With a bylaw (set for a public hearing on Jan. 29) closing the door – for now – to any cannabis dispensary or retail operation, the city is taking a wait-and-see approach in anticipation of the province handing down a regulatory framework for the retail sale of cannabis products, expected to become legal in Canada this summer.

It makes sense for the community to develop a land-use policy for such operations and, until this is done, to prevent businesses from jumping the gun by setting up shop in contravention of existing city bylaws. Yet city leaders must be aware that it is part of a rapidly changing world and that it is choosing to act very late in the day – particularly in light of work already done to banish ‘pothead’ stereotypes and focus on an abundance of health benefits.

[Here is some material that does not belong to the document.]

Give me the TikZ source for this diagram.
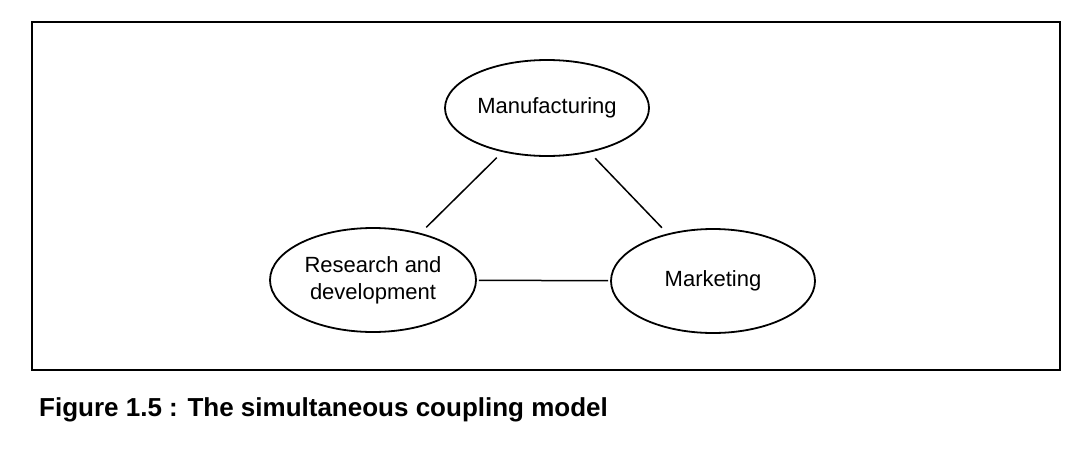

It’s in White Rock’s interest to move fast on creating realistic regulations, or risk being viewed as an anti-business backwater, watching impotently on the sidelines while a valid enterprise goes elsewhere.

With new zoning and business bylaw amendments to regulate ‘adult entertainment,’ White Rock could also be preparing to shoot itself in the foot by creating censorship issues where none exist.

Granted staff – by creating zoning hurdles and specifying no-liquor venues – have done a good job of making the stripper/exotic dancer business unattractive for entrepreneurs. But an insistence on a license for ‘adult entertainment’ – coupled with lamentably loose definitions of what that constitutes – could impact existing performance venues, including Coast Capital Playhouse, home of the White Rock Players Club, where recent shows that were clearly not intended for minors and have involved what could be interpreted as “sexually suggestive” performances and full or partial nudity.

Is the city now proposing to introduce a bureaucratic oar into theatre, dance and other performance art?

We’re hopeful the city’s haste in dealing with these mature issues doesn’t indicate an inflexible mindset.